The y-intercept is the point where the graph crosses the y-axis. At any point on the y-axis, the value of $$x$$ is always 0. So, to find the y-intercept, we substitute $$x=0$$ into the given equation.

**step3** Calculating the y-intercept

Substitute $$x=0$$ into the equation $$y=-x^{2}+4x-5$$:
$$y = -(0)^{2} + 4(0) - 5$$
$$y = -0 + 0 - 5$$
$$y = -5$$
So, the y-intercept is $$(0, -5)$$.

**step4** Finding the x-intercepts

The x-intercepts are the points where the graph crosses the x-axis. At any point on the x-axis, the value of $$y$$ is always 0. So, to find the x-intercepts, we substitute $$y=0$$ into the given equation.

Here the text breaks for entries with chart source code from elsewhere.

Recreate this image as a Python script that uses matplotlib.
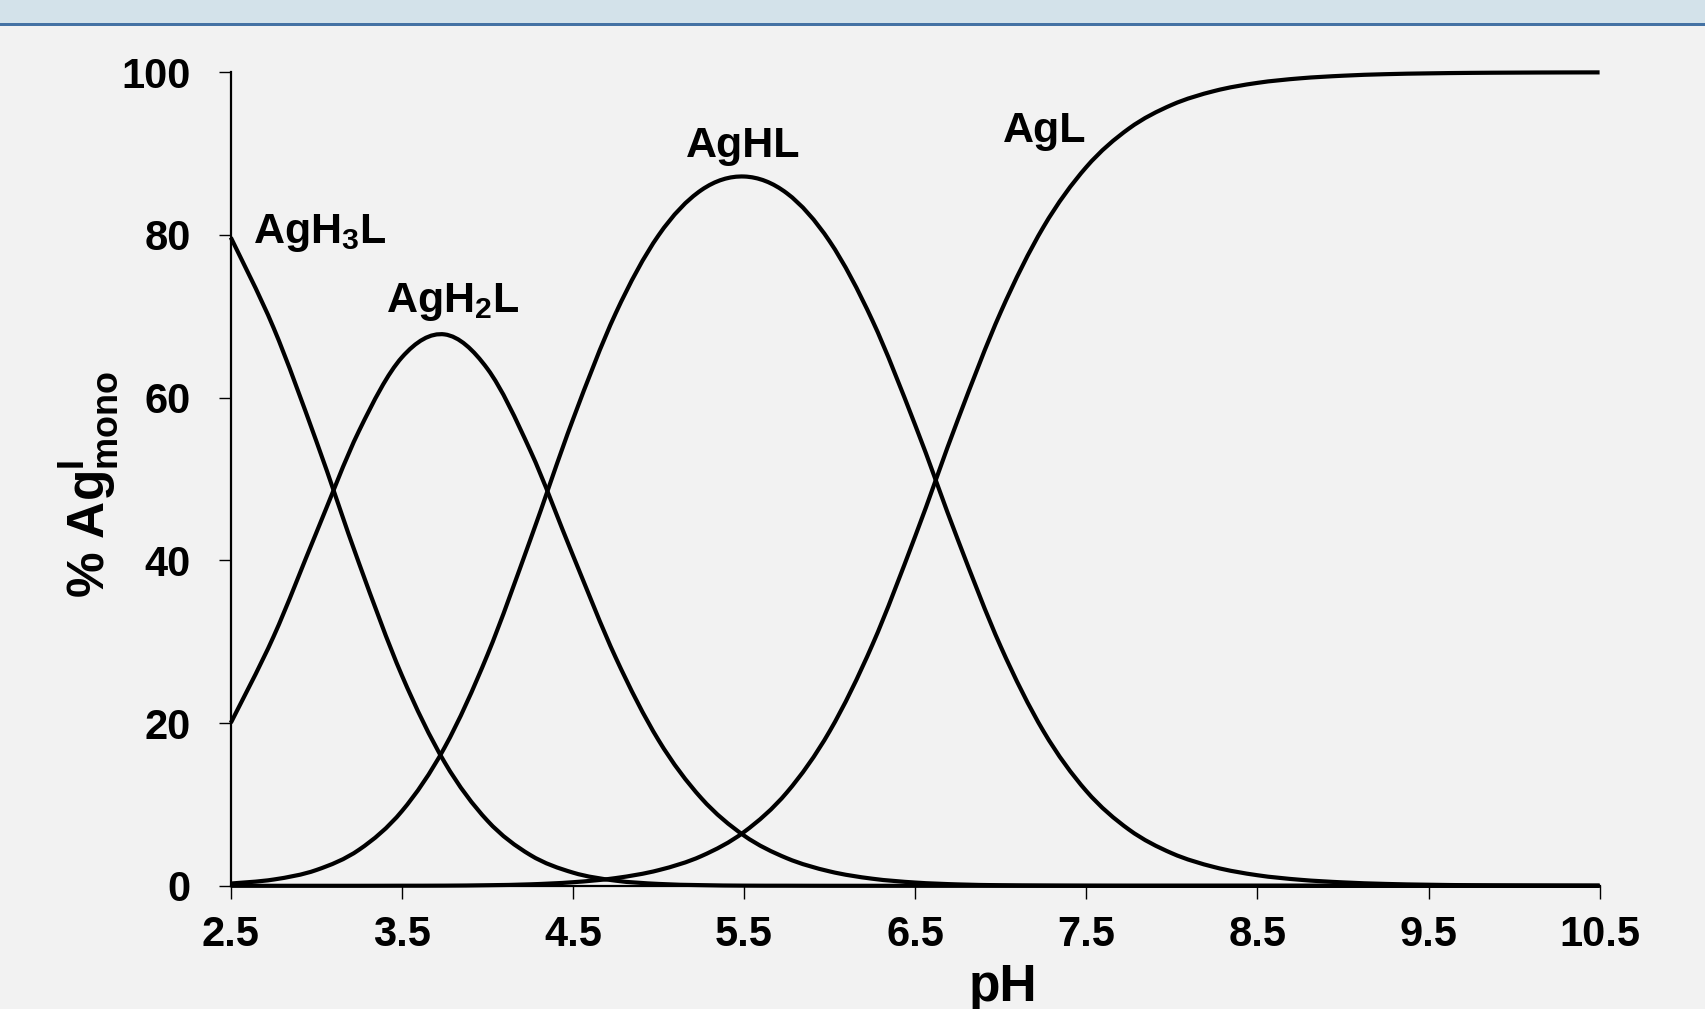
import matplotlib
matplotlib.use("Agg")
import matplotlib.pyplot as plt
from matplotlib.patches import Rectangle, PathPatch
from matplotlib.path import Path

plt.rcParams['font.family'] = ['Liberation Sans', 'DejaVu Sans']
plt.rcParams['font.weight'] = 'bold'
plt.rcParams['mathtext.fontset'] = 'custom'
plt.rcParams['mathtext.rm'] = 'Liberation Sans:bold'
plt.rcParams['mathtext.it'] = 'Liberation Sans:bold'
plt.rcParams['mathtext.bf'] = 'Liberation Sans:bold'

# ---- data ----
ph = [2.5, 2.75, 3.0, 3.25, 3.5, 3.75, 4.0, 4.25, 4.5, 4.75, 5.0, 5.25, 5.5,
      5.75, 6.0, 6.25, 6.5, 6.75, 7.0, 7.25, 7.5, 7.75, 8.0, 8.25, 8.5, 8.75,
      9.0, 9.25, 9.5, 9.75, 10.0, 10.25, 10.5]
agh3l = [79.70, 68.59, 54.65, 39.61, 25.86, 15.17, 8.00, 3.79, 1.62, 0.63, 0.23,
         0.08, 0.02, 0.01, 0, 0, 0, 0, 0, 0, 0, 0, 0, 0, 0, 0, 0, 0, 0, 0, 0, 0, 0]
agh2l = [20.02, 30.64, 43.41, 55.95, 64.96, 67.78, 63.55, 53.52, 40.60, 28.03,
         17.90, 10.77, 6.17, 3.39, 1.77, 0.87, 0.40, 0.17, 0.07, 0.03, 0.01, 0,
         0, 0, 0, 0, 0, 0, 0, 0, 0, 0, 0]
aghl = [0.28, 0.77, 1.94, 4.44, 9.18, 17.02, 28.39, 42.51, 57.34, 70.40, 79.96,
        85.52, 87.19, 85.13, 79.22, 69.48, 56.63, 42.50, 29.40, 18.99, 11.65,
        6.90, 4.00, 2.29, 1.30, 0.74, 0.42, 0.23, 0.13, 0.07, 0.04, 0.02, 0.01]
agl = [0.0, 0.0, 0.0, 0.0, 0.01, 0.02, 0.07, 0.18, 0.44, 0.95, 1.92, 3.65, 6.62,
       11.48, 19.00, 29.64, 42.97, 57.33, 70.53, 81.00, 88.35, 93.10, 96.00,
       97.71, 98.70, 99.26, 99.58, 99.77, 99.87, 99.93, 99.96, 99.98, 99.99]

x_ticks = [2.5, 3.5, 4.5, 5.5, 6.5, 7.5, 8.5, 9.5, 10.5]
x_tick_labels = ['2.5', '3.5', '4.5', '5.5', '6.5', '7.5', '8.5', '9.5', '10.5']
y_ticks = [0, 20, 40, 60, 80, 100]

species_labels = ['AgH$_3$L', 'AgH$_2$L', 'AgHL', 'AgL']
label_x = [2.628, 3.407, 5.160, 7.015]
label_y = [78.98, 70.57, 89.62, 91.47]


def smooth_path(xs, ys):
    """Excel-style smoothed line through the data points (cubic Bezier segments)."""
    n = len(xs)
    verts = [(xs[0], ys[0])]
    codes = [Path.MOVETO]
    for i in range(n - 1):
        i0 = max(i - 1, 0)
        i3 = min(i + 2, n - 1)
        c1 = (xs[i] + (xs[i + 1] - xs[i0]) / 6.0, ys[i] + (ys[i + 1] - ys[i0]) / 6.0)
        c2 = (xs[i + 1] - (xs[i3] - xs[i]) / 6.0, ys[i + 1] - (ys[i3] - ys[i]) / 6.0)
        verts += [c1, c2, (xs[i + 1], ys[i + 1])]
        codes += [Path.CURVE4] * 3
    return Path(verts, codes)


# ---- figure ----
fig = plt.figure(figsize=(17.05, 10.09), dpi=100)
fig.patch.set_facecolor('#f2f2f2')
fig.patches.append(Rectangle((0, 1 - 23 / 1009), 1, 23 / 1009, transform=fig.transFigure,
                             facecolor='#d3e2ea', edgecolor='none', zorder=0))
fig.patches.append(Rectangle((0, 1 - 25.5 / 1009), 1, 2.5 / 1009, transform=fig.transFigure,
                             facecolor='#4472a4', edgecolor='none', zorder=1))

ax = fig.add_axes([230.8 / 1705, 1 - 885.8 / 1009, (1599.6 - 230.8) / 1705, (885.8 - 72.3) / 1009])
ax.set_facecolor('#f2f2f2')

for series in (agh3l, agh2l, aghl, agl):
    patch = PathPatch(smooth_path(ph, series), facecolor='none', edgecolor='black',
                      lw=3.0, clip_on=False, capstyle='butt', joinstyle='round', zorder=3)
    ax.add_patch(patch)

ax.set_xlim(2.5, 10.5)
ax.set_ylim(0, 100)
ax.set_xticks(x_ticks)
ax.set_xticklabels(x_tick_labels)
ax.set_yticks(y_ticks)

for s in ('top', 'right'):
    ax.spines[s].set_visible(False)
for s in ('left', 'bottom'):
    ax.spines[s].set_linewidth(1.6)
    ax.spines[s].set_color('black')

ax.tick_params(axis='both', direction='out', length=9, width=1.0, labelsize=30, colors='black')
ax.tick_params(axis='x', pad=12)
ax.tick_params(axis='y', pad=20)
for lab in ax.get_xticklabels() + ax.get_yticklabels():
    lab.set_fontweight('bold')

for t, xx, yy in zip(species_labels, label_x, label_y):
    ax.text(xx, yy, t, fontsize=31, fontweight='bold', ha='left', va='baseline')

fig.text(1003 / 1705, 1 - 1000.7 / 1009, 'pH', fontsize=37, fontweight='bold',
         ha='center', va='baseline')
fig.text(89.5 / 1705, 1 - 484.5 / 1009, '% Ag$^{I}_{mono}$', fontsize=37, fontweight='bold',
         rotation=90, ha='center', va='center')

fig.savefig('out.png', dpi=100, facecolor=fig.get_facecolor())
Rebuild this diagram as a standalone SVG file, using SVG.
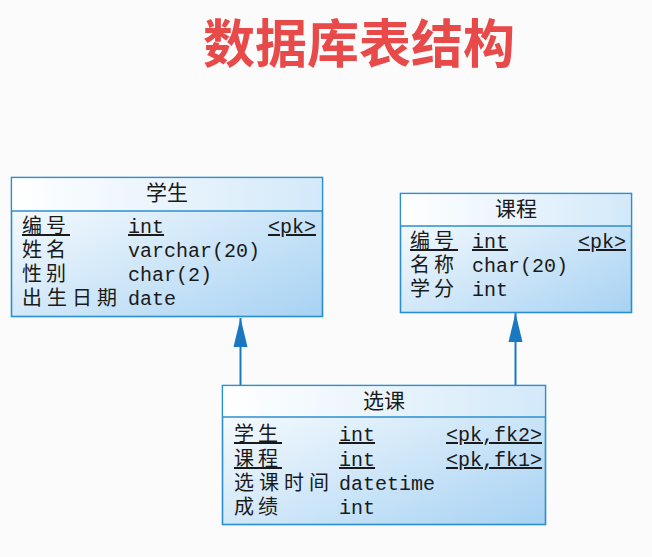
<svg xmlns="http://www.w3.org/2000/svg" width="652" height="557" viewBox="0 0 652 557">
<style>
.box{stroke:#2a8fd0;stroke-width:1.6;fill:url(#body)}
.head{fill:url(#head)}
.div{stroke:#2a8fd0;stroke-width:1.6}
.cn{font-family:"Noto Sans CJK SC","Noto Sans",sans-serif;font-size:20px;fill:#1a1a1a;letter-spacing:4px}
.hd{font-family:"Noto Sans CJK SC","Noto Sans",sans-serif;font-size:21px;fill:#1a1a1a;text-anchor:middle}
.mono{font-family:"Liberation Mono","DejaVu Sans Mono",monospace;font-size:20px;fill:#1a1a1a}
.u{text-decoration:underline}
.title{font-family:"Noto Sans CJK SC",sans-serif;font-size:52px;font-weight:bold;fill:#e84a4a;text-anchor:middle}
.conn{stroke:#1a78c2;stroke-width:2;fill:none}
</style>
<defs>
<linearGradient id="body" x1="0" y1="0" x2="1" y2="1">
<stop offset="0" stop-color="#ffffff"/>
<stop offset="1" stop-color="#a7d2f3"/>
</linearGradient>
<linearGradient id="head" x1="0" y1="0" x2="1" y2="0">
<stop offset="0" stop-color="#ffffff"/>
<stop offset="1" stop-color="#d3e9f9"/>
</linearGradient>
<marker id="arr" markerUnits="userSpaceOnUse" markerWidth="30" markerHeight="16" refX="29" refY="7.5" orient="auto" viewBox="0 0 30 16">
<path d="M0,0.5 L29,7.5 L0,14.5 z" fill="#1a78c2"/>
</marker>
</defs>
<rect width="652" height="557" fill="#fbfbfb"/>
<text class="title" x="359" y="63">数据库表结构</text>

<g id="connectors">
<line class="conn" x1="240.5" y1="385" x2="240.5" y2="318" marker-end="url(#arr)"/>
<line class="conn" x1="515.5" y1="385" x2="515.5" y2="313" marker-end="url(#arr)"/>
</g>

<g id="student">
<rect class="box" x="11.5" y="177.5" width="311" height="139"/>
<rect class="head" x="12.3" y="178.3" width="309.4" height="32.4"/>
<line class="div" x1="11.5" y1="211" x2="322.5" y2="211"/>
<text class="hd" x="167" y="200">学生</text>
<text class="cn u" x="22" y="233">编号</text>
<text class="mono u" x="128" y="233">int</text>
<text class="mono u" x="268" y="233">&lt;pk&gt;</text>
<text class="cn" x="22" y="257">姓名</text>
<text class="mono" x="128" y="257">varchar(20)</text>
<text class="cn" x="22" y="281">性别</text>
<text class="mono" x="128" y="281">char(2)</text>
<text class="cn" x="22" y="305" style="letter-spacing:5px">出生日期</text>
<text class="mono" x="128" y="305">date</text>
</g>

<g id="course">
<rect class="box" x="400.5" y="193.5" width="231" height="119"/>
<rect class="head" x="401.3" y="194.3" width="229.4" height="31.4"/>
<line class="div" x1="400.5" y1="226" x2="631.5" y2="226"/>
<text class="hd" x="516" y="216">课程</text>
<text class="cn u" x="410" y="248">编号</text>
<text class="mono u" x="472" y="248">int</text>
<text class="mono u" x="578" y="248">&lt;pk&gt;</text>
<text class="cn" x="410" y="272">名称</text>
<text class="mono" x="472" y="272">char(20)</text>
<text class="cn" x="410" y="296">学分</text>
<text class="mono" x="472" y="296">int</text>
</g>

<g id="selection">
<rect class="box" x="222.5" y="385.5" width="323" height="139"/>
<rect class="head" x="223.3" y="386.3" width="321.4" height="30.4"/>
<line class="div" x1="222.5" y1="417" x2="545.5" y2="417"/>
<text class="hd" x="384" y="408">选课</text>
<text class="cn u" x="234" y="441">学生</text>
<text class="mono u" x="339" y="441">int</text>
<text class="mono u" x="446" y="441">&lt;pk,fk2&gt;</text>
<text class="cn u" x="234" y="466">课程</text>
<text class="mono u" x="339" y="466">int</text>
<text class="mono u" x="446" y="466">&lt;pk,fk1&gt;</text>
<text class="cn" x="234" y="490" style="letter-spacing:5px">选课时间</text>
<text class="mono" x="339" y="490">datetime</text>
<text class="cn" x="234" y="514">成绩</text>
<text class="mono" x="339" y="514">int</text>
</g>
</svg>
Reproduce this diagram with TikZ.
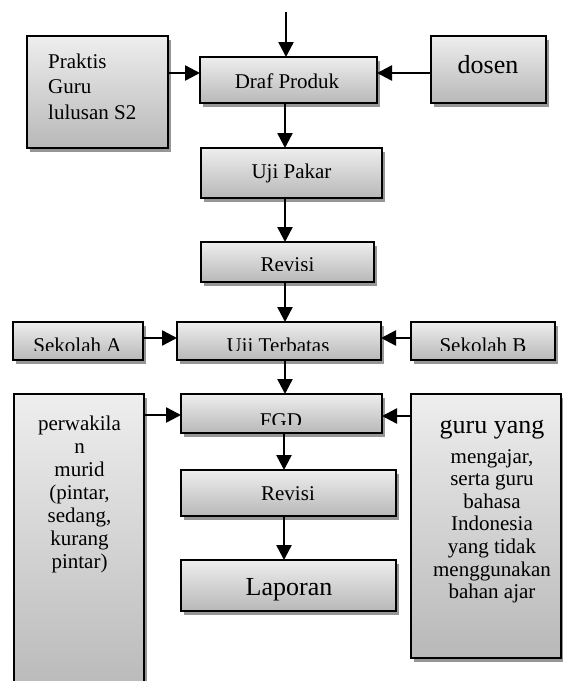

**step5** Setting up the equation for x-intercepts

Substitute $$y=0$$ into the equation $$y=-x^{2}+4x-5$$:
$$0 = -x^{2}+4x-5$$
To make the equation easier to work with, we can multiply every term by -1. This changes the signs of all terms, but keeps the equation true:
$$0 \times (-1) = (-x^{2}) \times (-1) + (4x) \times (-1) + (-5) \times (-1)$$
$$0 = x^{2}-4x+5$$
Now we need to find the values of $$x$$ that satisfy this equation.

**step6** Determining the nature of x-intercepts

To find the values of $$x$$ for which $$x^{2}-4x+5=0$$, we can look at the nature of the solutions. This type of equation, which has $$x$$ raised to the power of 2, is called a quadratic equation. One way to determine if there are real solutions (which means real x-intercepts) is to use a special part of the quadratic formula called the discriminant. The discriminant is calculated as $$b^2 - 4ac$$, where $$a$$, $$b$$, and $$c$$ are the coefficients of the quadratic equation $$ax^2+bx+c=0$$.
In our equation, $$x^{2}-4x+5=0$$, we have:
$$a = 1$$ (coefficient of $$x^2$$)
$$b = -4$$ (coefficient of $$x$$)
$$c = 5$$ (constant term)
Now we calculate the discriminant:
$$b^2 - 4ac = (-4)^2 - 4(1)(5)$$
$$ = 16 - 20$$
$$ = -4$$
Since the discriminant is $$-4$$, which is a negative number (less than 0), it means there are no real numbers for $$x$$ that satisfy the equation. This tells us that the graph does not cross or touch the x-axis.

**step7** Stating the final intercepts

Based on our calculations:
The y-intercept is $$(0, -5)$$.
There are no x-intercepts because the graph does not cross the x-axis.